### [DATASET]
#####

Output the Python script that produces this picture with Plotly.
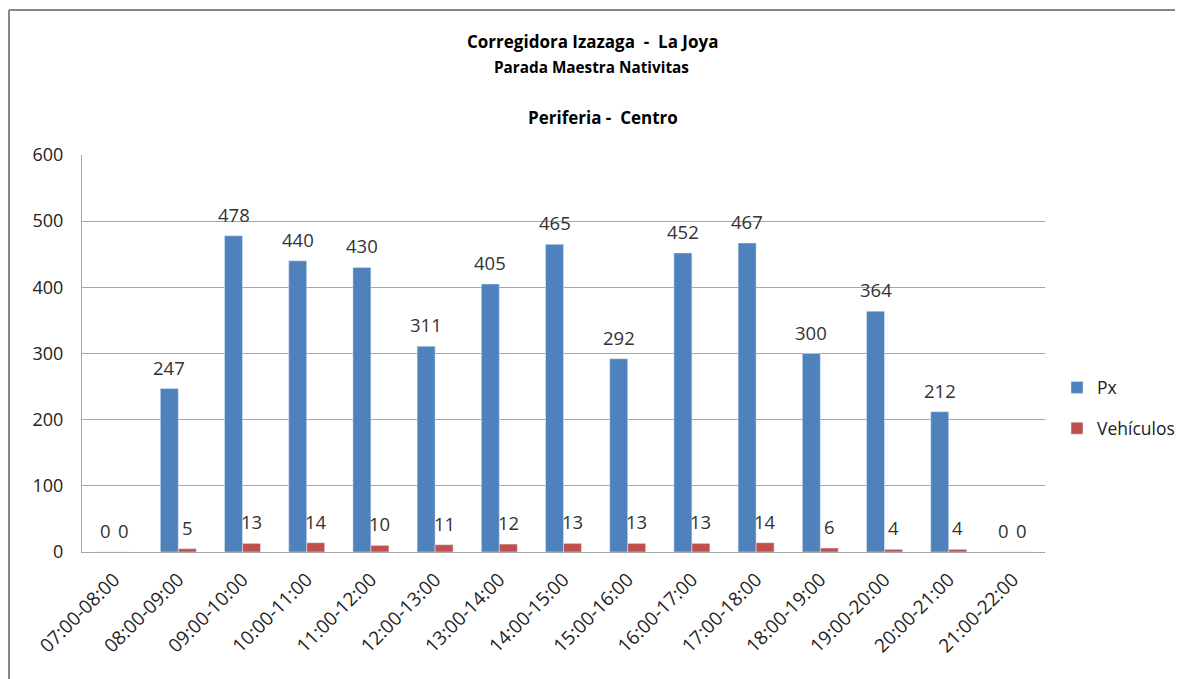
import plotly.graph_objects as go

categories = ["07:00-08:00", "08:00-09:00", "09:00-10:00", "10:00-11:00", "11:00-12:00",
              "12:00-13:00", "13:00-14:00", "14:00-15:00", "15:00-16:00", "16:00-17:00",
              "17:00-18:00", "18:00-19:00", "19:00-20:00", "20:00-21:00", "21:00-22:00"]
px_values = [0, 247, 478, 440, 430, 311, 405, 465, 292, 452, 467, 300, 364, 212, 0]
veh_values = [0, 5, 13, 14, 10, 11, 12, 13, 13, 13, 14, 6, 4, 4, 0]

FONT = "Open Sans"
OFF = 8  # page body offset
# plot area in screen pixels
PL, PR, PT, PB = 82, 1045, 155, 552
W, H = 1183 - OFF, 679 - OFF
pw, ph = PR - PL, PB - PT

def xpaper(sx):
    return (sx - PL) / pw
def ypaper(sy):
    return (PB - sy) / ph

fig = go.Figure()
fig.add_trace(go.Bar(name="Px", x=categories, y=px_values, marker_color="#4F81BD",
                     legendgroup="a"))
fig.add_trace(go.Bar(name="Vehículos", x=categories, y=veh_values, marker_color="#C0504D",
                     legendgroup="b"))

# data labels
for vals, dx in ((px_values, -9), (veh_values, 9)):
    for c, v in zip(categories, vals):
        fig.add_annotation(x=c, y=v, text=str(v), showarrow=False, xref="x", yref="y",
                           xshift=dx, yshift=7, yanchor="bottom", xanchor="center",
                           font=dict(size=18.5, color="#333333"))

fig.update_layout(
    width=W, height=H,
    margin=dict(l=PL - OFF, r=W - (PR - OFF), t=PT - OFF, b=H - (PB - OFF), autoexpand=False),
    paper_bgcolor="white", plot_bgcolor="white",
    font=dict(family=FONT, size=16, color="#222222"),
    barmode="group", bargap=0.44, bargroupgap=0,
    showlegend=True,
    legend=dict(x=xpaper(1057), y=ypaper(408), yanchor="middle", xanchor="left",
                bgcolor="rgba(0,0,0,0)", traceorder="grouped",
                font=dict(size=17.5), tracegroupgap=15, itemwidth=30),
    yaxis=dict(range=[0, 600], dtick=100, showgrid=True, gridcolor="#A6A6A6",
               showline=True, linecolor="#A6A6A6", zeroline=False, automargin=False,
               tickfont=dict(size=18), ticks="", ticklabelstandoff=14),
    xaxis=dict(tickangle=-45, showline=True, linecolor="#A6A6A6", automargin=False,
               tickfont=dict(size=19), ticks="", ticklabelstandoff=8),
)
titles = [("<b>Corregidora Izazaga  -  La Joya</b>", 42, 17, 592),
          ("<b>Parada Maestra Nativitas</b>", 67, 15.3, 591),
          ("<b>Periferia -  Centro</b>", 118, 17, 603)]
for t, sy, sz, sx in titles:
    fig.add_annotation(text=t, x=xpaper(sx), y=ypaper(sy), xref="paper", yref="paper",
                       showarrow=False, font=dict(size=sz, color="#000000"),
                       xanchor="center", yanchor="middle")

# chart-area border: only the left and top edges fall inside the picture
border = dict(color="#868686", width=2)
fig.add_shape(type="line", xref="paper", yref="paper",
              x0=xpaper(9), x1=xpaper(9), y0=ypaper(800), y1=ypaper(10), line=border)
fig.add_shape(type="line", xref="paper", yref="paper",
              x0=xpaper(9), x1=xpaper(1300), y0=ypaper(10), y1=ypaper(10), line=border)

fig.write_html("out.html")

#####

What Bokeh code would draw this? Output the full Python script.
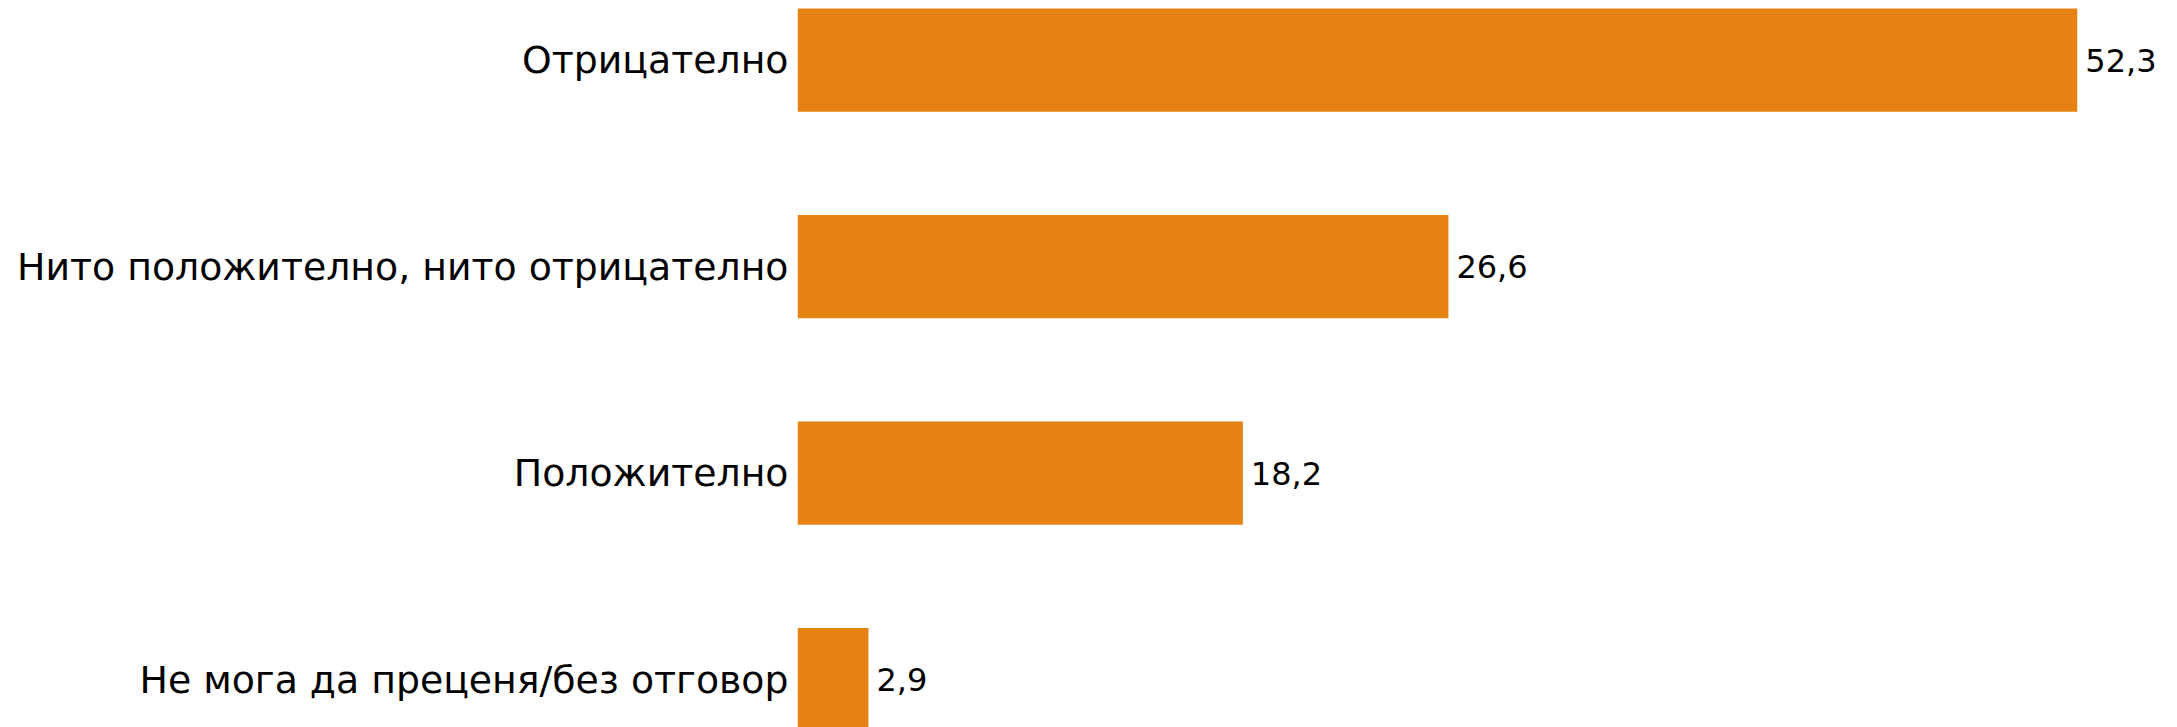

#####

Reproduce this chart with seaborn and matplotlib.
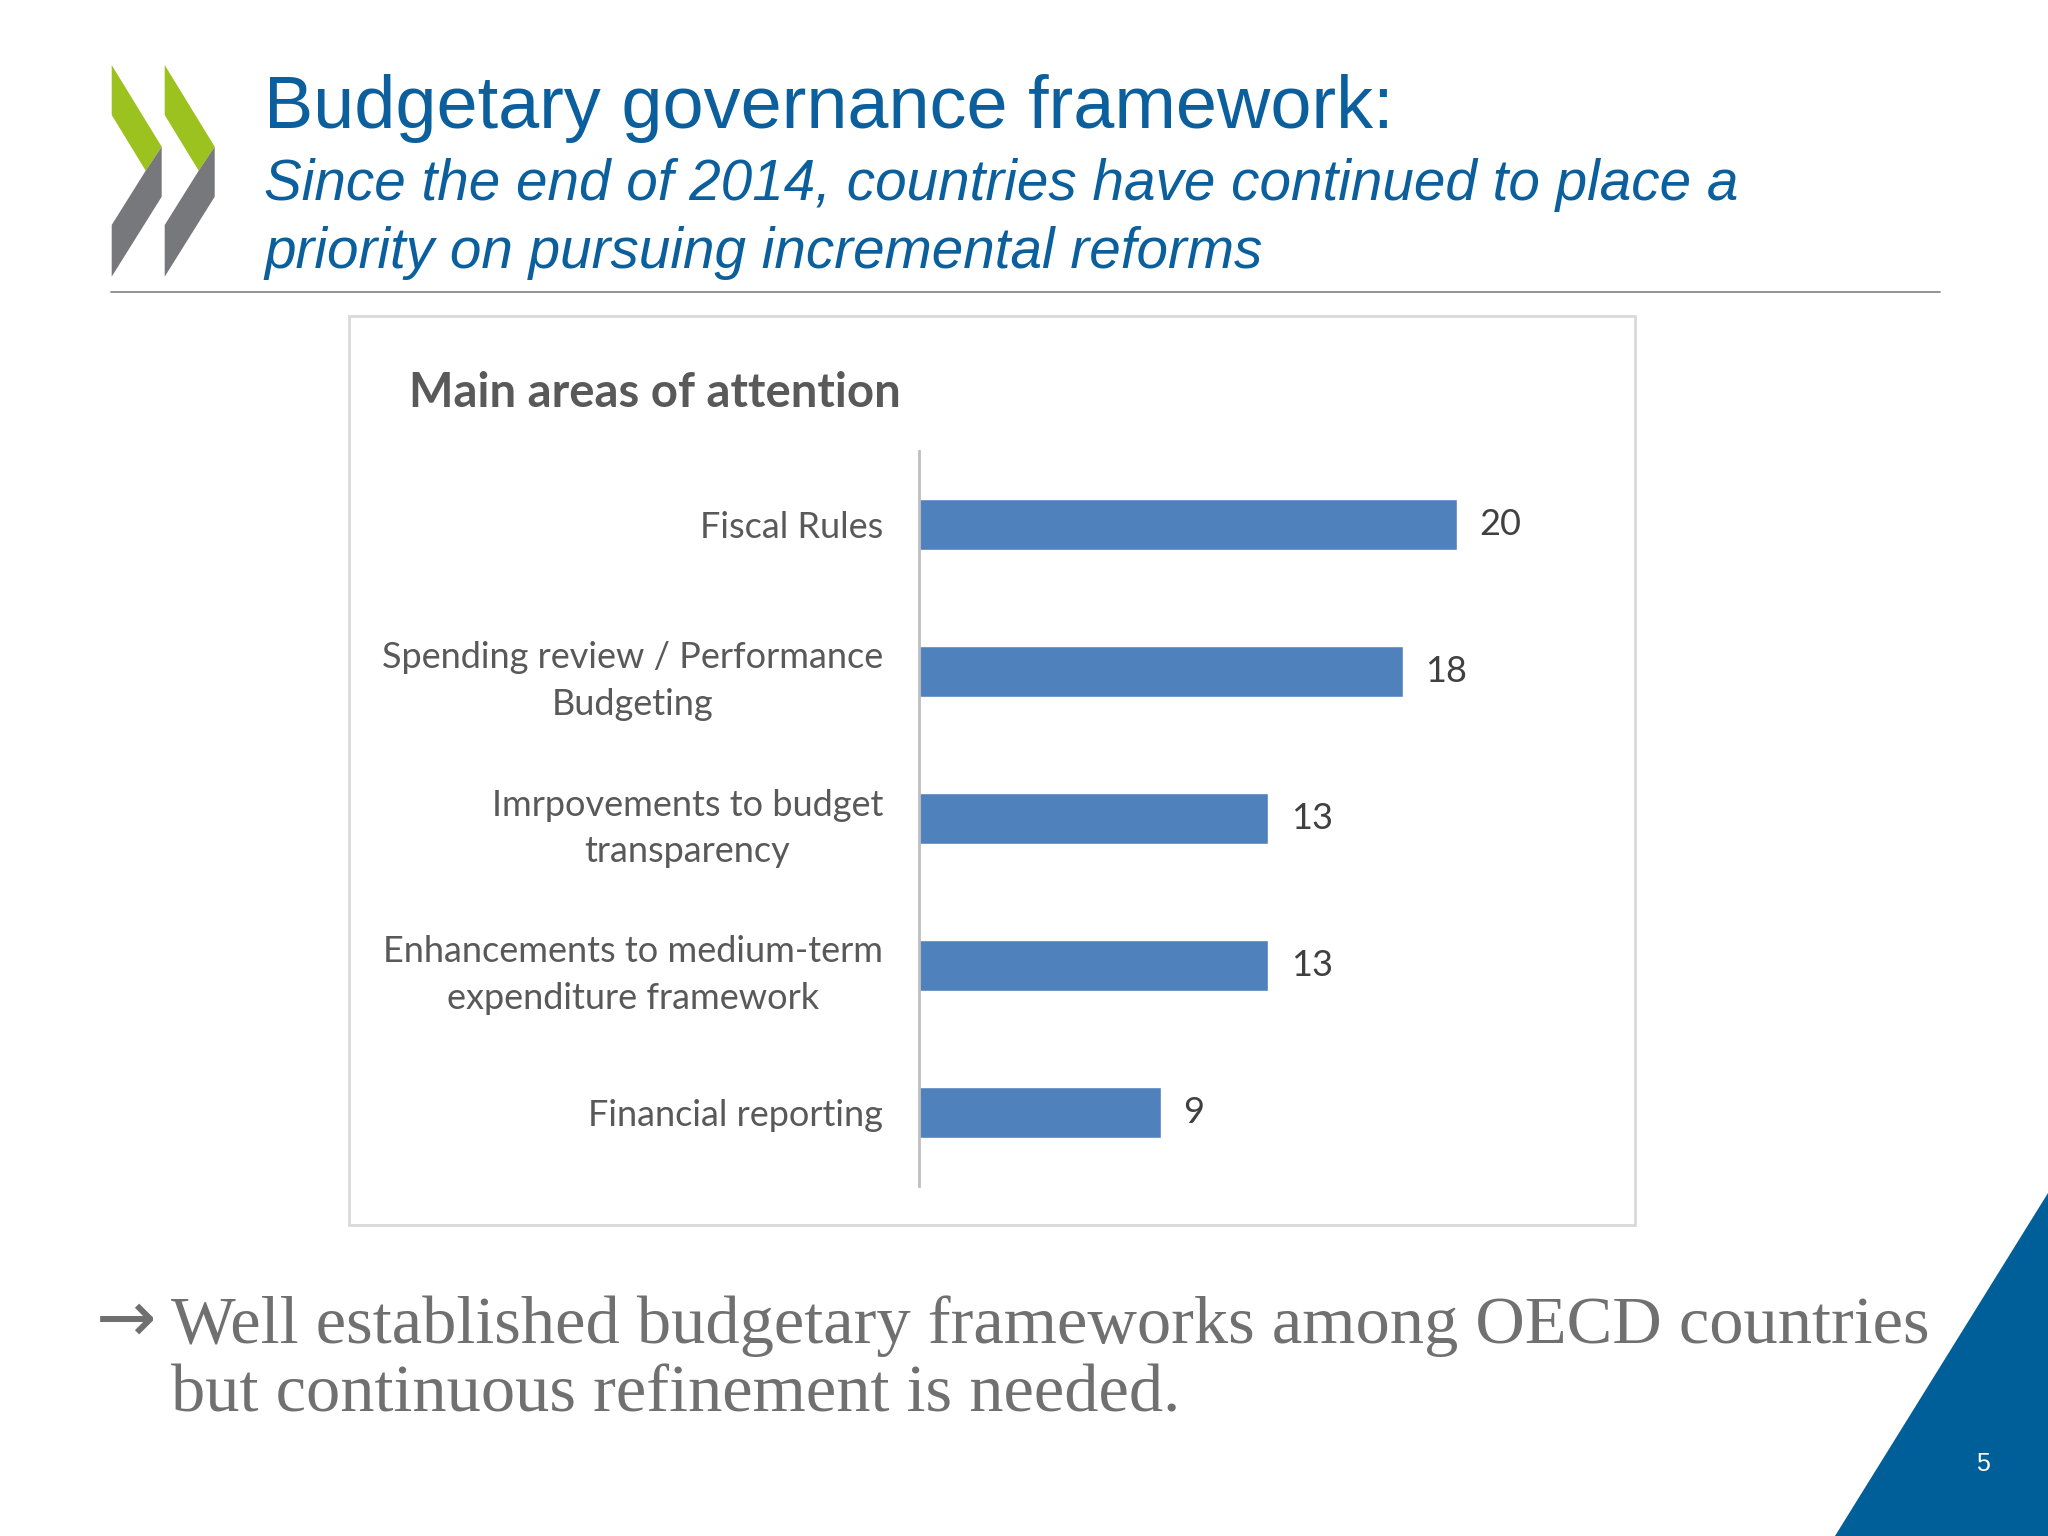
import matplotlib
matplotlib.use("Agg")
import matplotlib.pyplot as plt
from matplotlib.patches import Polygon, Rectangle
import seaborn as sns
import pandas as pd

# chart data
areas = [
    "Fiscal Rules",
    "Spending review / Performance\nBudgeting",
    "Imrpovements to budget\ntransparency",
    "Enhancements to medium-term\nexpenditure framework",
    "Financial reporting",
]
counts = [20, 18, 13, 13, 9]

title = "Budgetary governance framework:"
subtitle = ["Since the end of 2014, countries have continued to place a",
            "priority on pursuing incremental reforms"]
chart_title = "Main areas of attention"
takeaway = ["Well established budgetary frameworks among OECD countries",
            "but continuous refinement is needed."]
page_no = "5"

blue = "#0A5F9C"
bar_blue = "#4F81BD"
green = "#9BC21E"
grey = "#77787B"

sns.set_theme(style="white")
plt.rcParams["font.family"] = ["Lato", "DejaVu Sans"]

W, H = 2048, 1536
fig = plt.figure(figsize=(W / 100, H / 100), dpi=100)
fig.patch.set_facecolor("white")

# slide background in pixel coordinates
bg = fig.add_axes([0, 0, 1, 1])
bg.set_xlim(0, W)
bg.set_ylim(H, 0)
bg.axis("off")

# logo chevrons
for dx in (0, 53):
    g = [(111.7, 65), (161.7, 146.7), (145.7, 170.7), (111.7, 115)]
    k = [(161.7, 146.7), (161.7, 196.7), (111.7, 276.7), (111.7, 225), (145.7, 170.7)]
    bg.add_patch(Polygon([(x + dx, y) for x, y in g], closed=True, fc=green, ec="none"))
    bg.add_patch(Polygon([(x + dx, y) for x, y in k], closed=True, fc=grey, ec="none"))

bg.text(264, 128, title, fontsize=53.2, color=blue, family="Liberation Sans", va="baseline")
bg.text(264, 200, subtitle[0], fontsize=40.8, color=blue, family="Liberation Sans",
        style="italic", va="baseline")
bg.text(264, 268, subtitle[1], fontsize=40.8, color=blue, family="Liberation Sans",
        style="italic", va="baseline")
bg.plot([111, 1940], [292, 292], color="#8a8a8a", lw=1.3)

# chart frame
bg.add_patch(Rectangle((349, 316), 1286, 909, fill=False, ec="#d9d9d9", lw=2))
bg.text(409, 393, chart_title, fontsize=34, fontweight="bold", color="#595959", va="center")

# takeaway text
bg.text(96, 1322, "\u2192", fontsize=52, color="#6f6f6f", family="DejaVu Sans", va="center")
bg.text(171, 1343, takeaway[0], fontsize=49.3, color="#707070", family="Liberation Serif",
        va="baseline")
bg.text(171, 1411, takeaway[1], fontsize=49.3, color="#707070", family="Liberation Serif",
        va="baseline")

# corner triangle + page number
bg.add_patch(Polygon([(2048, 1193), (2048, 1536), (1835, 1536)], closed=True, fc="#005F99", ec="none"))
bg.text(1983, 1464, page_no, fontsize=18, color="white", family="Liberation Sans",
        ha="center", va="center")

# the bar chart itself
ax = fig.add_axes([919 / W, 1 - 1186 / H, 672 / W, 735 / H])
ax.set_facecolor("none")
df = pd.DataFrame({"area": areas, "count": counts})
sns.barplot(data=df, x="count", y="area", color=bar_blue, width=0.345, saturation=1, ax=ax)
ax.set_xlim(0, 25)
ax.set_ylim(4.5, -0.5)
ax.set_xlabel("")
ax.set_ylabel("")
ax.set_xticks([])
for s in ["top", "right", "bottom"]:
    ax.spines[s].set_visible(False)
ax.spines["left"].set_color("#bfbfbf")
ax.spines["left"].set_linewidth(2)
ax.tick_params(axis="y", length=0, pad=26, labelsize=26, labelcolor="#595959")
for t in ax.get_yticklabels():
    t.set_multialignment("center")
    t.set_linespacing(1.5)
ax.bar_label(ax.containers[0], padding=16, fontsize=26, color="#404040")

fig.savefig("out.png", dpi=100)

#####

### [WORK TO DO]
Copy out the listing above from the line containing "Reproduce this chart" to the line containing "counts = [20, 18, 13, 13, 9]", both included, exactly as written and minus the images.

### [CORRECT RESPONSE]
Reproduce this chart with seaborn and matplotlib.
import matplotlib
matplotlib.use("Agg")
import matplotlib.pyplot as plt
from matplotlib.patches import Polygon, Rectangle
import seaborn as sns
import pandas as pd

# chart data
areas = [
    "Fiscal Rules",
    "Spending review / Performance\nBudgeting",
    "Imrpovements to budget\ntransparency",
    "Enhancements to medium-term\nexpenditure framework",
    "Financial reporting",
]
counts = [20, 18, 13, 13, 9]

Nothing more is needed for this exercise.